[Stored dataset items]

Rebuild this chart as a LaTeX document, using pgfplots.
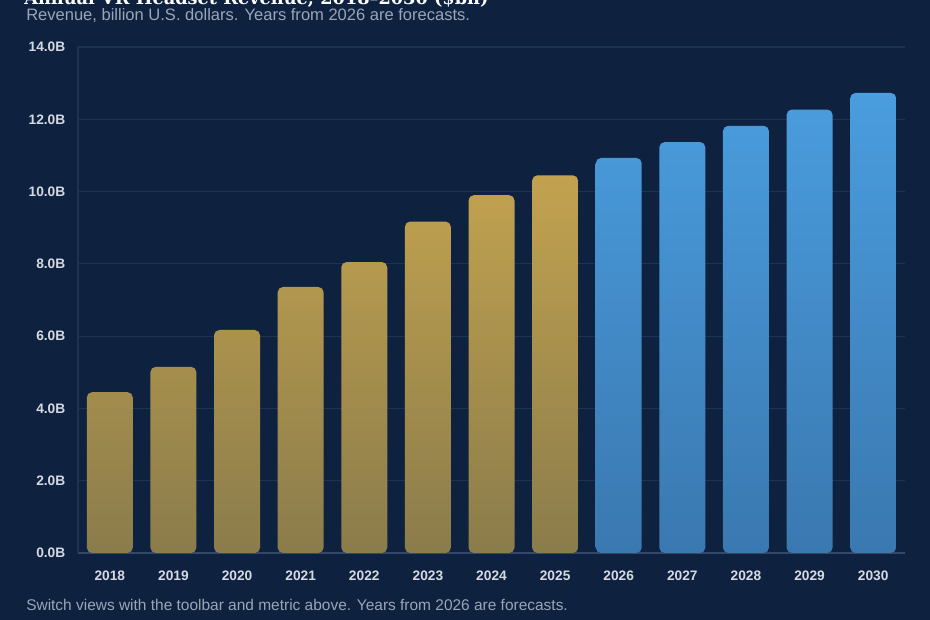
\documentclass[border=0pt]{standalone}
\usepackage{pgfplots}
\pgfplotsset{compat=1.18}
\usepackage{fontspec}
\setmainfont{Liberation Sans}
\newfontfamily\titlefont{DejaVu Serif}
\definecolor{bg}{HTML}{0E2240}
\definecolor{subgrey}{HTML}{9AA5B6}
\definecolor{ticktext}{HTML}{D5DAE2}
\definecolor{gridc}{HTML}{1C3352}
\definecolor{axisc}{HTML}{34496A}
\definecolor{goldtop}{HTML}{C2A24F}
\definecolor{goldbot}{HTML}{8A7C4B}
\definecolor{bluetop}{HTML}{4A9DDE}
\definecolor{bluebot}{HTML}{3A78B0}
\begin{document}
\begin{tikzpicture}[x=0.75pt,y=0.75pt]
\useasboundingbox (0,0) rectangle (930,620);
\clip (0,0) rectangle (930,620);
\fill[bg] (0,0) rectangle (930,620);
\node[anchor=base west, font=\titlefont\bfseries\fontsize{13.3}{15}\selectfont, text=white, inner sep=0] at (24,615) {Annual VR Headset Revenue, 2018–2030 (\$bn)};
\node[anchor=base west, font=\fontsize{12.4}{14}\selectfont, text=subgrey, inner sep=0] at (26,599) {Revenue, billion U.S. dollars. Years from 2026 are forecasts.};
\node[anchor=base west, font=\fontsize{11.6}{13}\selectfont, text=subgrey, inner sep=0] at (26,9) {Switch views with the toolbar and metric above. Years from 2026 are forecasts.};
\begin{axis}[
  at={(58.5pt,50.25pt)}, anchor=south west,
  scale only axis, width=620.25pt, height=379.5pt,
  xmin=-0.5, xmax=12.5, ymin=0, ymax=14,
  axis x line*=bottom, axis y line*=left,
  x axis line style={draw=axisc, line width=1pt, -},
  y axis line style={draw=gridc, line width=0.8pt, -},
  ytick={0,2,4,6,8,10,12,14},
  yticklabels={0.0B,2.0B,4.0B,6.0B,8.0B,10.0B,12.0B,14.0B},
  xtick={0,...,12},
  xticklabels={2018,2019,2020,2021,2022,2023,2024,2025,2026,2027,2028,2029,2030},
  major tick length=0pt,
  ymajorgrids, grid style={draw=gridc, line width=0.8pt},
  tick label style={font=\bfseries\fontsize{10.3}{12}\selectfont, text=ticktext},
  yticklabel style={xshift=-6pt},
  xticklabel style={yshift=-10pt},
]
\addplot[ybar, bar width=0.723, bar shift=0pt, draw=none, top color=goldtop, bottom color=goldbot, rounded corners=4pt]
  coordinates {(0,4.45) (1,5.15) (2,6.17) (3,7.36) (4,8.05) (5,9.17) (6,9.9) (7,10.45)};
\addplot[ybar, bar width=0.723, bar shift=0pt, draw=none, top color=bluetop, bottom color=bluebot, rounded corners=4pt]
  coordinates {(8,10.93) (9,11.37) (10,11.82) (11,12.27) (12,12.73)};
\end{axis}
\end{tikzpicture}
\end{document}
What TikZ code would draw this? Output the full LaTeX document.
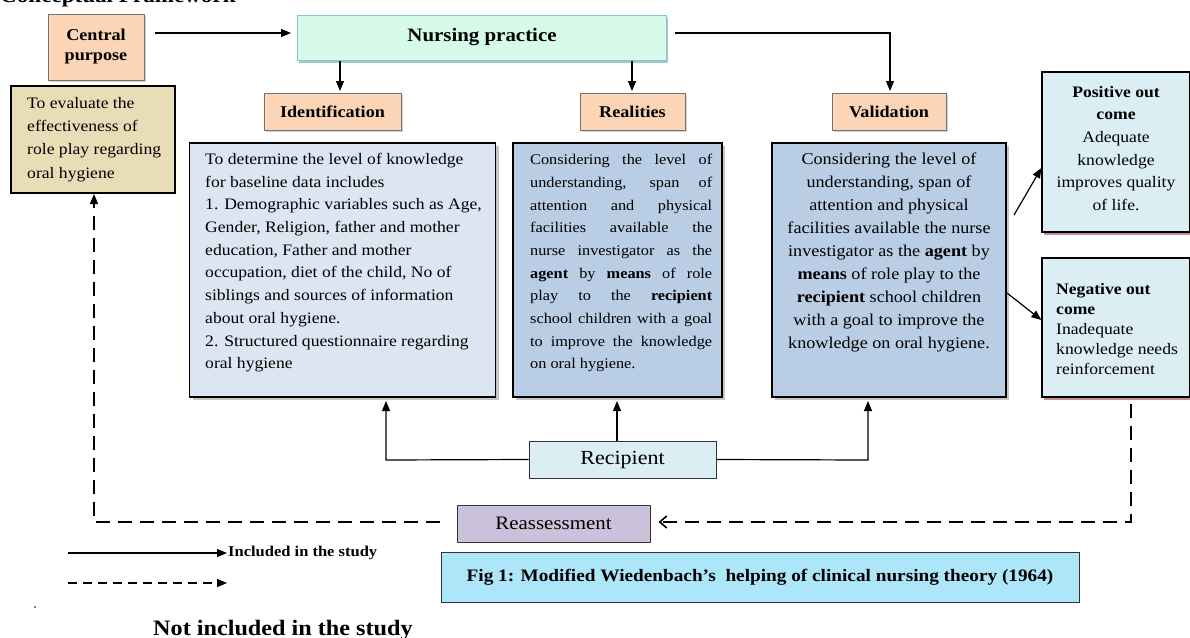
\documentclass[tikz,border=0pt]{standalone}
\usepackage{fontspec}
\setmainfont[FakeStretch=1.1]{Liberation Serif}
\usetikzlibrary{arrows.meta,shadows}
\definecolor{peach}{HTML}{FBD5B5}
\definecolor{mint}{HTML}{D6FBEA}
\definecolor{teal}{HTML}{7EC9D3}
\definecolor{parch}{HTML}{E9DDB8}
\definecolor{lblue}{HTML}{DCE6F2}
\definecolor{mblue}{HTML}{B9CDE5}
\definecolor{cyanl}{HTML}{DBEEF4}
\definecolor{lav}{HTML}{CCC1DA}
\definecolor{capc}{HTML}{ADE6F9}
\definecolor{dred}{HTML}{7F2020}
\tikzset{
  base/.style={draw, inner sep=0pt, line width=1pt},
  headbox/.style={base, fill=peach, draw=black!55, font=\fontsize{16.5}{20}\selectfont\bfseries, align=center,
    drop shadow={shadow xshift=2pt,shadow yshift=-2pt,fill=black!35}},
  bigbox/.style={base, line width=1.3pt, drop shadow={shadow xshift=3pt,shadow yshift=-3pt,fill=black!45}},
  outbox/.style={base, fill=cyanl, line width=1.2pt, drop shadow={shadow xshift=2pt,shadow yshift=-3pt,fill=dred}},
  body/.style={inner sep=0pt, font=\fontsize{16}{22.7}\selectfont},
  conn/.style={line width=1.2pt, -{Triangle[length=10pt,width=8pt]}},
  dconn/.style={line width=1.6pt, dash pattern=on 14pt off 8pt},
}
\begin{document}
\begin{tikzpicture}[x=1pt,y=-1pt]
\useasboundingbox (0,0) rectangle (1190,637);
% title (cut at top)
\node[anchor=base west, inner sep=0pt, font=\fontsize{21}{24}\selectfont\bfseries] (title) at (0,2) {Conceptual Framework};
% central purpose
\node[headbox, minimum width=96pt, minimum height=66pt] (cp) at (96,47) {Central\\purpose};
\node[base, fill=parch, line width=1.3pt, minimum width=164pt, minimum height=107pt] (obj) at (93,139.5) {};
\node[body, anchor=north west, align=left, font=\fontsize{16}{23.3}\selectfont] (objT) at (27,97) {To evaluate the\\effectiveness of\\role play regarding\\oral hygiene};
% nursing practice
\node[base, fill=mint, draw=teal, minimum width=369pt, minimum height=45pt, font=\fontsize{19}{22}\selectfont\bfseries,
  drop shadow={shadow xshift=1pt,shadow yshift=-3pt,fill=teal!70!black}] (np) at (482,37.5) {Nursing practice};
\coordinate (cpA) at (155,33);
\draw[conn] (cpA) -- ([xshift=-6pt]np.west |- cpA);
% heads
\node[headbox, minimum width=137pt, minimum height=37pt] (ident) at (332.5,111.5) {Identification};
\node[headbox, minimum width=105pt, minimum height=37pt] (real) at (632.5,111.5) {Realities};
\node[headbox, minimum width=114pt, minimum height=37pt] (valid) at (889,111.5) {Validation};
\draw[conn] (np.south -| 340,0) -- (340,91);
\draw[conn] (np.south -| 632,0) -- (632,91);
\coordinate (npR) at (675,33);
\draw[conn] (npR) -- (890,33) -- (890,91);
% big boxes
\node[bigbox, fill=lblue, minimum width=306pt, minimum height=254pt] (identB) at (342.5,270) {};
\node[body, anchor=north west, align=left] (identT) at (205,153) {To determine the level of knowledge\\for baseline data includes\\1. Demographic variables such as Age,\\Gender, Religion, father and mother\\education, Father and mother\\occupation, diet of the child, No of\\siblings and sources of information\\about oral hygiene.\\2. Structured questionnaire regarding\\oral hygiene};
\node[bigbox, fill=mblue, minimum width=209pt, minimum height=254pt] (realB) at (617.5,270) {};
\node[body, anchor=north west, align=left, font=\fontsize{14.8}{22.7}\selectfont] (realT) at (530,154) {%
\makebox[182pt][s]{Considering the level of}\\
\makebox[182pt][s]{understanding, span of}\\
\makebox[182pt][s]{attention and physical}\\
\makebox[182pt][s]{facilities available the}\\
\makebox[182pt][s]{nurse investigator as the}\\
\makebox[182pt][s]{\textbf{agent} by \textbf{means} of role}\\
\makebox[182pt][s]{play to the \textbf{recipient}}\\
\makebox[182pt][s]{school children with a goal}\\
\makebox[182pt][s]{to improve the knowledge}\\
on oral hygiene.};
\node[bigbox, fill=mblue, minimum width=234pt, minimum height=254pt] (validB) at (889,270) {};
\node[body, anchor=north, align=center, font=\fontsize{16.5}{23}\selectfont] (validT) at (889,153) {Considering the level of\\understanding, span of\\attention and physical\\facilities available the nurse\\investigator as the \textbf{agent} by\\\textbf{means} of role play to the\\\textbf{recipient} school children\\with a goal to improve the\\knowledge on oral hygiene.};
% outcomes
\node[outbox, minimum width=148pt, minimum height=160pt] (pos) at (1116,152) {};
\node[body, anchor=north, align=center, font=\fontsize{16}{22.6}\selectfont] (posT) at (1116,86) {\textbf{Positive out}\\\textbf{come}\\Adequate\\knowledge\\improves quality\\of life.};
\node[outbox, minimum width=148pt, minimum height=139pt] (neg) at (1116,327.5) {};
\node[body, anchor=north west, align=left, font=\fontsize{16}{20}\selectfont] (negT) at (1056,283) {\textbf{Negative out}\\\textbf{come}\\Inadequate\\knowledge needs\\reinforcement};
\draw[conn] (1014,215) -- (pos.west |- 0,168);
\draw[conn] (1007,293) -- (neg.west |- 0,320);
% recipient
\node[base, fill=cyanl, draw=black!80, minimum width=187pt, minimum height=37pt, font=\fontsize{20}{22}\selectfont] (rec) at (622.5,459.5) {Recipient};
\draw[conn] (rec.west) -- (386,460) -- (386,401);
\draw[conn] (rec.north -| 617,0) -- (617,401);
\draw[conn] (rec.east) -- (868,460) -- (868,401);
% reassessment
\node[base, fill=lav, draw=black!80, minimum width=193pt, minimum height=37pt, font=\fontsize{19}{22}\selectfont] (reas) at (553.5,523.5) {Reassessment};
\draw[dconn, -{Straight Barb[length=7pt,width=12pt,line width=1.6pt]}] (neg.south -| 1131,0) ++(0,6) -- (1131,522) -- ([xshift=8pt]reas.east |- 0,522);
\draw[dconn, -{Triangle[length=10pt,width=8pt]}] ([xshift=-17pt]reas.west |- 0,522) -- (94,522) -- (94,194);
% legend
\coordinate (l1a) at (68,553); \coordinate (l1b) at (227,553);
\draw[conn] (l1a) -- (l1b);
\node[anchor=west, inner sep=0pt, font=\fontsize{15}{16}\selectfont\bfseries] (l1t) at (228,553) {Included in the study};
\coordinate (l2a) at (68,583); \coordinate (l2b) at (227,583);
\draw[line width=1.4pt, dash pattern=on 9pt off 6pt, -{Triangle[length=10pt,width=8pt]}] (l2a) -- (l2b);
\node[base, fill=capc, draw=black!80, minimum width=638pt, minimum height=50pt, font=\fontsize{17.5}{20}\selectfont\bfseries] (cap) at (760,577) {Fig 1: Modified Wiedenbach's \ helping of clinical nursing theory (1964)};
\node[anchor=base west, inner sep=0pt, font=\fontsize{22}{24}\selectfont\bfseries] (nis) at (153,635) {Not included in the study};
\fill (35,607) circle (0.8pt);
\end{tikzpicture}
\end{document}
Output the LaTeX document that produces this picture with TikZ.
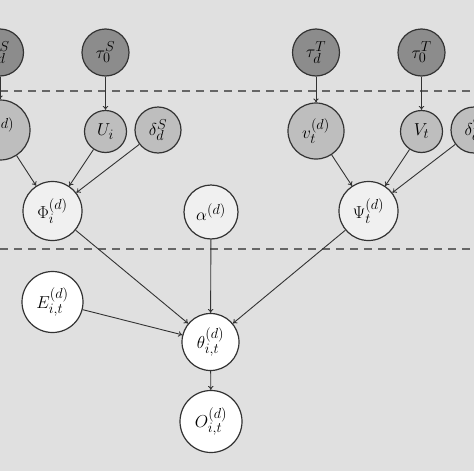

### [Task description]
Among the entries above, how many lines include the word "LaTeX"? Give the number with no comment.

### [Response to this task]
3